1. Technical Field
The present invention relates generally to integrated circuits, and more specifically to local interconnects and isolated contacts for interconnecting semiconductor devices.
2. Background Art
As semiconductor technology continues to evolve, a continuing trend is towards ultra large-scale integration with the fabrication of smaller and smaller integrated circuits with more and faster semiconductor devices.
Fabrication of an integrated circuit involves numerous processing steps. After doped regions have been deposited to form source/drain junctions within a semiconductor substrate and gates have been defined on the substrate, dielectric layers are deposited on the semiconductor devices and conductors are routed over the dielectric layers to connect to and fill openings formed through the dielectric layer to the source/drain junctions and gates. The entire process of routing and making connections is generally termed “metalization”. The term derives its origins from interconnect technology, where metals were the first conductors used, but encompasses both metals and conductive materials such as polysilicon. As the complexity of integrated circuit is increased, the complexity of metalization has also increased.
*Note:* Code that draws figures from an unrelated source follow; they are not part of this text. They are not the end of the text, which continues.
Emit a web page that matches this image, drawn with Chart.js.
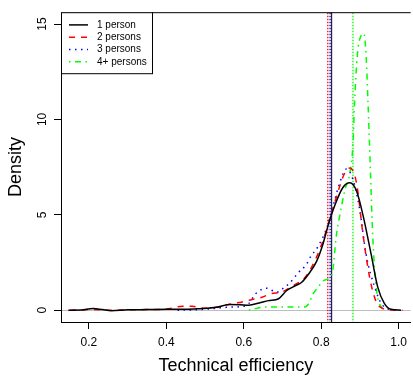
<!DOCTYPE html>
<html lang="en">
<head>
    <meta charset="UTF-8">
    <title>Technical efficiency density</title>
    <script src="https://cdn.jsdelivr.net/npm/chart.js"></script>
    <style>
        body { margin: 0; background: #fff; }
    </style>
</head>
<body>
    <canvas id="densityChart" width="413" height="377"></canvas>

    <script>
        // series
        const labels = ['1 person', '2 persons', '3 persons', '4+ persons'];

        const x1 = [0.147, 0.18, 0.211, 0.235, 0.258, 0.3, 0.35, 0.4, 0.45, 0.485, 0.53, 0.562, 0.59, 0.613, 0.64, 0.664, 0.69, 0.711, 0.733, 0.749, 0.767, 0.788, 0.805, 0.818, 0.835, 0.856, 0.874, 0.891, 0.908, 0.929, 0.946, 0.963, 0.98, 1.006];
        const y1 = [0, 0.01, 0.09, 0.03, -0.03, 0.02, 0.03, 0.05, 0.05, 0.08, 0.15, 0.3, 0.29, 0.26, 0.38, 0.5, 0.6, 1.03, 1.28, 1.45, 1.88, 2.56, 3.5, 4.46, 5.49, 6.43, 6.68, 6.26, 4.97, 2.92, 1.21, 0.36, 0.05, 0];

        const x2 = [0.151, 0.18, 0.211, 0.235, 0.258, 0.3, 0.35, 0.4, 0.442, 0.467, 0.5, 0.53, 0.57, 0.596, 0.62, 0.647, 0.672, 0.697, 0.72, 0.758, 0.775, 0.801, 0.818, 0.835, 0.861, 0.874, 0.891, 0.908, 0.925, 0.942, 0.96, 0.98, 1.01];
        const y2 = [0, 0.01, 0.04, 0.02, -0.01, 0.02, 0.03, 0.06, 0.2, 0.2, 0.1, 0.15, 0.34, 0.43, 0.55, 0.68, 0.87, 0.94, 1.2, 1.71, 2.24, 3.44, 4.5, 5.66, 7.2, 7.45, 6.68, 3.95, 1.73, 0.44, 0.08, 0.01, 0];

        const x3 = [0.429, 0.46, 0.5, 0.53, 0.555, 0.579, 0.6, 0.613, 0.63, 0.66, 0.685, 0.705, 0.72, 0.741, 0.762, 0.771, 0.792, 0.814, 0.831, 0.848, 0.865, 0.882, 0.899, 0.916, 0.938, 0.955, 0.975, 0.997];
        const y3 = [0, 0.01, 0.05, 0.1, 0.15, 0.17, 0.2, 0.35, 0.85, 1.15, 0.94, 1.2, 1.45, 1.97, 2.4, 2.75, 3.35, 4.29, 5.49, 6.68, 7.4, 6.85, 5.32, 2.92, 1.21, 0.36, 0.05, 0];

        const x4 = [0.613, 0.635, 0.656, 0.7, 0.733, 0.758, 0.768, 0.779, 0.792, 0.805, 0.813, 0.822, 0.83, 0.839, 0.848, 0.861, 0.874, 0.882, 0.886, 0.893, 0.903, 0.91, 0.916, 0.921, 0.927, 0.933, 0.942, 0.955, 0.97];
        const y4 = [0, 0.1, 0.17, 0.17, 0.17, 0.17, 0.35, 0.85, 1.2, 1.54, 1.6, 1.7, 2.1, 3.9, 4.97, 6.3, 7.2, 8.7, 10.8, 13.3, 14.4, 14.5, 13.3, 10.8, 7.35, 3.9, 1.2, 0.17, 0];

        // group means (vertical lines)
        const means = [0.827, 0.817, 0.823, 0.882];

        const xTicks = [0.2, 0.4, 0.6, 0.8, 1.0];
        const yTicks = [0, 5, 10, 15];

        const colors = ['#000000', '#ff0000', '#0000ff', '#00ff00'];
        const dashes = [[], [6, 6], [1.5, 4.5], [1.5, 4.5, 6, 4.5]];
        const meanDashes = [[], [1.5, 1.5], [1.5, 1.5], [1.5, 1.5]];

        const xs = [x1, x2, x3, x4];
        const ys = [y1, y2, y3, y4];

        const curves = labels.map((lab, i) => ({
            label: lab,
            data: xs[i].map((v, k) => ({ x: v, y: ys[i][k] })),
            borderColor: colors[i],
            borderWidth: 1.5,
            borderDash: dashes[i],
            pointRadius: 0,
            cubicInterpolationMode: 'monotone',
            fill: false
        }));

        const meanLines = means.map((m, i) => ({
            label: 'mean ' + labels[i],
            data: [{ x: m, y: -1 }, { x: m, y: 16 }],
            borderColor: colors[i],
            borderWidth: i === 0 ? 1 : 1.3,
            borderDash: meanDashes[i],
            pointRadius: 0,
            fill: false
        }));

        Chart.defaults.font.family = "'Liberation Sans', Arial, sans-serif";
        Chart.defaults.color = '#000';

        // box top edge + legend drawn in the plot corner like R's legend("topleft")
        const boxAndLegend = {
            id: 'boxAndLegend',
            afterDraw(chart) {
                const ctx = chart.ctx;
                const area = chart.chartArea;
                ctx.save();
                ctx.strokeStyle = '#000';
                ctx.lineWidth = 1;
                ctx.setLineDash([]);
                ctx.beginPath();
                ctx.moveTo(area.left, area.top + 0.5);
                ctx.lineTo(area.right, area.top + 0.5);
                ctx.stroke();

                const lx = area.left, ly = area.top;
                const lw = 91, lh = 61;
                ctx.fillStyle = '#fff';
                ctx.fillRect(lx, ly, lw, lh);
                ctx.strokeRect(lx + 0.5, ly + 0.5, lw, lh);

                ctx.font = "10px 'Liberation Sans', Arial, sans-serif";
                ctx.textBaseline = 'middle';
                ctx.textAlign = 'left';
                labels.forEach((lab, i) => {
                    const yy = ly + 12.7 + i * 12.3;
                    ctx.strokeStyle = colors[i];
                    ctx.lineWidth = 1.5;
                    ctx.setLineDash(dashes[i]);
                    ctx.beginPath();
                    ctx.moveTo(lx + 8, yy);
                    ctx.lineTo(lx + 27, yy);
                    ctx.stroke();
                    ctx.fillStyle = '#000';
                    ctx.fillText(lab, lx + 36, yy);
                });
                ctx.restore();
            }
        };

        const ctx = document.getElementById('densityChart').getContext('2d');
        const densityChart = new Chart(ctx, {
            type: 'line',
            data: { datasets: [...curves, ...meanLines] },
            options: {
                responsive: false,
                animation: false,
                layout: { padding: { top: 6, right: 0, left: 0, bottom: 0 } },
                plugins: {
                    legend: { display: false },
                    tooltip: { enabled: false }
                },
                scales: {
                    x: {
                        type: 'linear',
                        min: 0.128,
                        max: 1.031,
                        afterBuildTicks: (scale) => { scale.ticks = xTicks.map(v => ({ value: v })); },
                        afterFit: (scale) => { scale.height = 55; },
                        ticks: {
                            font: { size: 12 },
                            padding: 6,
                            maxRotation: 0,
                            callback: (v) => Number(v).toFixed(1)
                        },
                        grid: { drawOnChartArea: false, tickLength: 7, tickColor: '#000', tickWidth: 1 },
                        border: { display: true, color: '#000', width: 1 },
                        title: {
                            display: true,
                            text: 'Technical efficiency',
                            font: { size: 18 },
                            padding: { top: 3, bottom: 0 }
                        }
                    },
                    y: {
                        type: 'linear',
                        min: -0.62,
                        max: 15.62,
                        afterBuildTicks: (scale) => { scale.ticks = yTicks.map(v => ({ value: v })); },
                        afterFit: (scale) => { scale.width = 61; },
                        ticks: {
                            font: { size: 12 },
                            padding: 5,
                            minRotation: 90,
                            maxRotation: 90,
                            crossAlign: 'center',
                            callback: (v) => String(v)
                        },
                        grid: {
                            drawOnChartArea: true,
                            color: (c) => (c.tick && c.tick.value === 0 ? '#bebebe' : 'rgba(0,0,0,0)'),
                            tickLength: 7,
                            tickColor: '#000',
                            lineWidth: 1
                        },
                        border: { display: true, color: '#000', width: 1 },
                        title: {
                            display: true,
                            text: 'Density',
                            font: { size: 18 },
                            padding: { top: 5, bottom: 0 }
                        }
                    }
                }
            },
            plugins: [boxAndLegend]
        });
    </script>
</body>
</html>
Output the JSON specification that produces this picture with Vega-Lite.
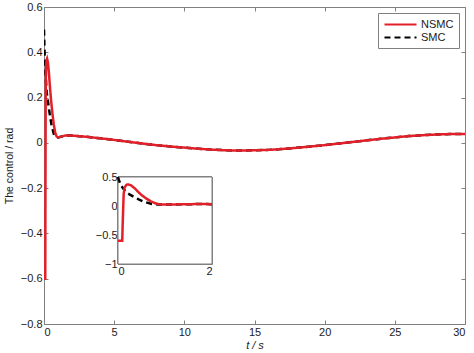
{
  "$schema": "https://vega.github.io/schema/vega-lite/v6.json",
  "width": 421,
  "height": 317,
  "autosize": "none",
  "padding": {"left": 44, "top": 7, "right": 9, "bottom": 29},
  "background": "white",
  "config": {
    "view": {"stroke": "#808080", "strokeWidth": 1},
    "font": "Liberation Sans",
    "axis": {
      "grid": false,
      "domainColor": "#808080",
      "tickColor": "#808080",
      "labelColor": "#1a1a1a",
      "labelFont": "Liberation Sans",
      "labelFontSize": 11,
      "titleFont": "Liberation Sans",
      "titleFontWeight": "normal",
      "titleColor": "#1a1a1a",
      "tickSize": -4,
      "labelPadding": 6
    }
  },
  "data": {
    "values": [
      {"t": 0, "v": 0.5, "s": "SMC"},
      {"t": 0.03, "v": 0.42, "s": "SMC"},
      {"t": 0.07, "v": 0.35, "s": "SMC"},
      {"t": 0.11, "v": 0.3, "s": "SMC"},
      {"t": 0.2, "v": 0.22, "s": "SMC"},
      {"t": 0.33, "v": 0.16, "s": "SMC"},
      {"t": 0.45, "v": 0.11, "s": "SMC"},
      {"t": 0.55, "v": 0.075, "s": "SMC"},
      {"t": 0.72, "v": 0.035, "s": "SMC"},
      {"t": 0.85, "v": 0.025, "s": "SMC"},
      {"t": 1.0, "v": 0.024, "s": "SMC"},
      {"t": 1.2, "v": 0.027, "s": "SMC"},
      {"t": 1.5, "v": 0.032, "s": "SMC"},
      {"t": 1.8, "v": 0.033, "s": "SMC"},
      {"t": 2.0, "v": 0.032, "s": "SMC"},
      {"t": 3, "v": 0.027, "s": "SMC"},
      {"t": 4, "v": 0.02, "s": "SMC"},
      {"t": 5, "v": 0.013, "s": "SMC"},
      {"t": 6, "v": 0.005, "s": "SMC"},
      {"t": 7, "v": -0.003, "s": "SMC"},
      {"t": 8, "v": -0.01, "s": "SMC"},
      {"t": 9, "v": -0.016, "s": "SMC"},
      {"t": 10, "v": -0.021, "s": "SMC"},
      {"t": 11, "v": -0.026, "s": "SMC"},
      {"t": 12, "v": -0.03, "s": "SMC"},
      {"t": 13, "v": -0.033, "s": "SMC"},
      {"t": 14, "v": -0.034, "s": "SMC"},
      {"t": 15, "v": -0.033, "s": "SMC"},
      {"t": 16, "v": -0.031, "s": "SMC"},
      {"t": 17, "v": -0.027, "s": "SMC"},
      {"t": 18, "v": -0.022, "s": "SMC"},
      {"t": 19, "v": -0.016, "s": "SMC"},
      {"t": 20, "v": -0.01, "s": "SMC"},
      {"t": 21, "v": -0.003, "s": "SMC"},
      {"t": 22, "v": 0.004, "s": "SMC"},
      {"t": 23, "v": 0.011, "s": "SMC"},
      {"t": 24, "v": 0.018, "s": "SMC"},
      {"t": 25, "v": 0.024, "s": "SMC"},
      {"t": 26, "v": 0.03, "s": "SMC"},
      {"t": 27, "v": 0.034, "s": "SMC"},
      {"t": 28, "v": 0.037, "s": "SMC"},
      {"t": 29, "v": 0.039, "s": "SMC"},
      {"t": 30, "v": 0.039, "s": "SMC"},
      {"t": 0, "v": -0.6, "s": "NSMC"},
      {"t": 0.09, "v": -0.6, "s": "NSMC"},
      {"t": 0.1, "v": -0.3, "s": "NSMC"},
      {"t": 0.12, "v": 0.2, "s": "NSMC"},
      {"t": 0.14, "v": 0.32, "s": "NSMC"},
      {"t": 0.18, "v": 0.365, "s": "NSMC"},
      {"t": 0.22, "v": 0.372, "s": "NSMC"},
      {"t": 0.28, "v": 0.355, "s": "NSMC"},
      {"t": 0.35, "v": 0.31, "s": "NSMC"},
      {"t": 0.42, "v": 0.25, "s": "NSMC"},
      {"t": 0.5, "v": 0.19, "s": "NSMC"},
      {"t": 0.6, "v": 0.13, "s": "NSMC"},
      {"t": 0.7, "v": 0.08, "s": "NSMC"},
      {"t": 0.8, "v": 0.045, "s": "NSMC"},
      {"t": 0.9, "v": 0.028, "s": "NSMC"},
      {"t": 1.0, "v": 0.024, "s": "NSMC"},
      {"t": 1.2, "v": 0.027, "s": "NSMC"},
      {"t": 1.5, "v": 0.032, "s": "NSMC"},
      {"t": 1.8, "v": 0.033, "s": "NSMC"},
      {"t": 2.0, "v": 0.032, "s": "NSMC"},
      {"t": 3, "v": 0.027, "s": "NSMC"},
      {"t": 4, "v": 0.02, "s": "NSMC"},
      {"t": 5, "v": 0.013, "s": "NSMC"},
      {"t": 6, "v": 0.005, "s": "NSMC"},
      {"t": 7, "v": -0.003, "s": "NSMC"},
      {"t": 8, "v": -0.01, "s": "NSMC"},
      {"t": 9, "v": -0.016, "s": "NSMC"},
      {"t": 10, "v": -0.021, "s": "NSMC"},
      {"t": 11, "v": -0.026, "s": "NSMC"},
      {"t": 12, "v": -0.03, "s": "NSMC"},
      {"t": 13, "v": -0.033, "s": "NSMC"},
      {"t": 14, "v": -0.034, "s": "NSMC"},
      {"t": 15, "v": -0.033, "s": "NSMC"},
      {"t": 16, "v": -0.031, "s": "NSMC"},
      {"t": 17, "v": -0.027, "s": "NSMC"},
      {"t": 18, "v": -0.022, "s": "NSMC"},
      {"t": 19, "v": -0.016, "s": "NSMC"},
      {"t": 20, "v": -0.01, "s": "NSMC"},
      {"t": 21, "v": -0.003, "s": "NSMC"},
      {"t": 22, "v": 0.004, "s": "NSMC"},
      {"t": 23, "v": 0.011, "s": "NSMC"},
      {"t": 24, "v": 0.018, "s": "NSMC"},
      {"t": 25, "v": 0.024, "s": "NSMC"},
      {"t": 26, "v": 0.03, "s": "NSMC"},
      {"t": 27, "v": 0.034, "s": "NSMC"},
      {"t": 28, "v": 0.037, "s": "NSMC"},
      {"t": 29, "v": 0.039, "s": "NSMC"},
      {"t": 30, "v": 0.039, "s": "NSMC"}
    ]
  },
  "resolve": {"scale": {"x": "independent", "y": "independent"}, "axis": {"x": "independent", "y": "independent"}},
  "layer": [
    {
      "mark": {"type": "line", "strokeWidth": 2.5, "clip": true},
      "encoding": {
        "x": {"field": "t", "type": "quantitative", "scale": {"domain": [0, 30], "nice": false},
          "axis": {"orient": "bottom", "values": [0, 5, 10, 15, 20, 25, 30], "title": "t / s", "titleFontStyle": "italic", "titleFontSize": 11, "titlePadding": 2}},
        "y": {"field": "v", "type": "quantitative", "scale": {"domain": [-0.8, 0.6], "nice": false, "zero": false},
          "axis": {"orient": "left", "values": [-0.8, -0.6, -0.4, -0.2, 0, 0.2, 0.4, 0.6], "format": ".1~f", "title": "The control  / rad", "titleFontSize": 10.5, "titlePadding": 6}},
        "color": {"field": "s", "type": "nominal", "scale": {"domain": ["NSMC", "SMC"], "range": ["#e3202a", "#000000"]},
          "legend": {"title": null, "orient": "top-right", "offset": 6, "symbolType": "M-1,0H5.4", "symbolSize": 100, "symbolStrokeWidth": 2.2, "labelFontSize": 11, "labelColor": "#1a1a1a", "strokeColor": "#808080", "fillColor": "white", "padding": 5, "rowPadding": 1, "labelOffset": 25}},
        "strokeDash": {"field": "s", "type": "nominal", "scale": {"domain": ["NSMC", "SMC"], "range": [[1, 0], [6, 4]]},
          "legend": {"title": null, "orient": "top-right", "offset": 6, "symbolType": "M-1,0H5.4", "symbolSize": 100, "symbolStrokeWidth": 2.2, "labelFontSize": 11, "labelColor": "#1a1a1a", "strokeColor": "#808080", "fillColor": "white", "padding": 5, "rowPadding": 1, "labelOffset": 25}}
      }
    },
    {
      "mark": {"type": "point", "opacity": 0},
      "encoding": {
        "x": {"datum": 0, "type": "quantitative", "scale": {"domain": [0, 30], "nice": false},
          "axis": {"orient": "top", "values": [0, 5, 10, 15, 20, 25, 30], "labels": false, "title": null, "domain": false}},
        "y": {"datum": 0, "type": "quantitative", "scale": {"domain": [-0.8, 0.6], "nice": false, "zero": false},
          "axis": {"orient": "right", "values": [-0.8, -0.6, -0.4, -0.2, 0, 0.2, 0.4, 0.6], "labels": false, "title": null, "domain": false}}
      }
    },
    {
      "transform": [{"filter": "datum.t <= 2"}],
      "resolve": {"scale": {"x": "shared", "y": "shared"}, "axis": {"x": "shared", "y": "shared"}},
      "layer": [
        {
          "mark": {"type": "rect", "fill": "white", "stroke": "#808080", "strokeWidth": 1},
          "encoding": {
            "x": {"datum": 0, "type": "quantitative", "scale": {"domain": [0, 2], "nice": false, "range": [74, 168]},
              "axis": {"orient": "bottom", "offset": -60, "values": [0, 1, 2], "format": "d", "title": null, "tickSize": -3, "labelPadding": 4}},
            "x2": {"datum": 2},
            "y": {"datum": -1, "type": "quantitative", "scale": {"domain": [-1, 0.5], "nice": false, "zero": false, "range": [257, 170]},
              "axis": {"orient": "left", "offset": -74, "values": [-1, -0.5, 0, 0.5], "format": "~g", "title": null, "tickSize": -3, "labelPadding": 4}},
            "y2": {"datum": 0.5}
          }
        },
        {
          "mark": {"type": "line", "strokeWidth": 2.5},
          "encoding": {
            "x": {"field": "t", "type": "quantitative", "scale": {"domain": [0, 2], "nice": false, "range": [74, 168]},
              "axis": {"orient": "bottom", "offset": -60, "values": [0, 1, 2], "format": "d", "title": null, "tickSize": -3, "labelPadding": 4}},
            "y": {"field": "v", "type": "quantitative", "scale": {"domain": [-1, 0.5], "nice": false, "zero": false, "range": [257, 170]},
              "axis": {"orient": "left", "offset": -74, "values": [-1, -0.5, 0, 0.5], "format": "~g", "title": null, "tickSize": -3, "labelPadding": 4}},
            "color": {"field": "s", "type": "nominal", "legend": null},
            "strokeDash": {"field": "s", "type": "nominal", "legend": null}
          }
        }
      ]
    }
  ]
}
At the same time that the complexity of metallization has increased, multiple layers of interconnect structures have been have come into use as well as short distance interconnects at levels at or below the customary metallization layers. The latter are termed “local interconnects” and are a special form of interconnects for very short distances, such as between the gate and drain of an individual semiconductor device.
A commonly used technique for forming local interconnects is the damascene process. This process involves depositing a dielectric layer over the semiconductor device and then polishing the dielectric layer to make the layer planar. The layer is then patterned and etched to form openings down to the underlying gate or source/drain junctions. A conductor is then deposited in the openings and a chemical-mechanical polishing process (CMP) is used to damascene a conductor into dielectric layer to form the local interconnects and isolated contacts.
There are a number of problems with existing processes such as those caused by larger openings etching at a different rate than smaller openings. This means that the larger local interconnect contacts which have larger openings than the isolated contacts will be completed before the isolated contact openings are open to the source/drain junctions. This is especially true for very small isolated contact openings between very tightly spaced gates (especially at 0.18μ or lower).
Further, the process window for time for etching openings becomes very short when trying to create the different sized isolated contacts and local interconnects. This is especially true at 0.16μ or lower, where the local interconnects are three to four times larger than the isolated contacts. In these cases, the processes often result in gouging of the shallow trench isolations, which separate the semiconductor devices, and loss of isolating spacers.
Also, incomplete filling results in a void area, also known as a “keyhole,” that is formed within the metalization. This keyhole is detrimental because it can open up during further processing steps, where material which could corrode or corrupt the tungsten layer can make its way into the keyhole. Also, the void in the center of the conducting metalization layer in the contact causes an increase in contact resistance.
Solutions to problems of this sort have been long sought, but there has been no teaching or suggestion in the prior art how those having ordinary skill in the art could solve these problems.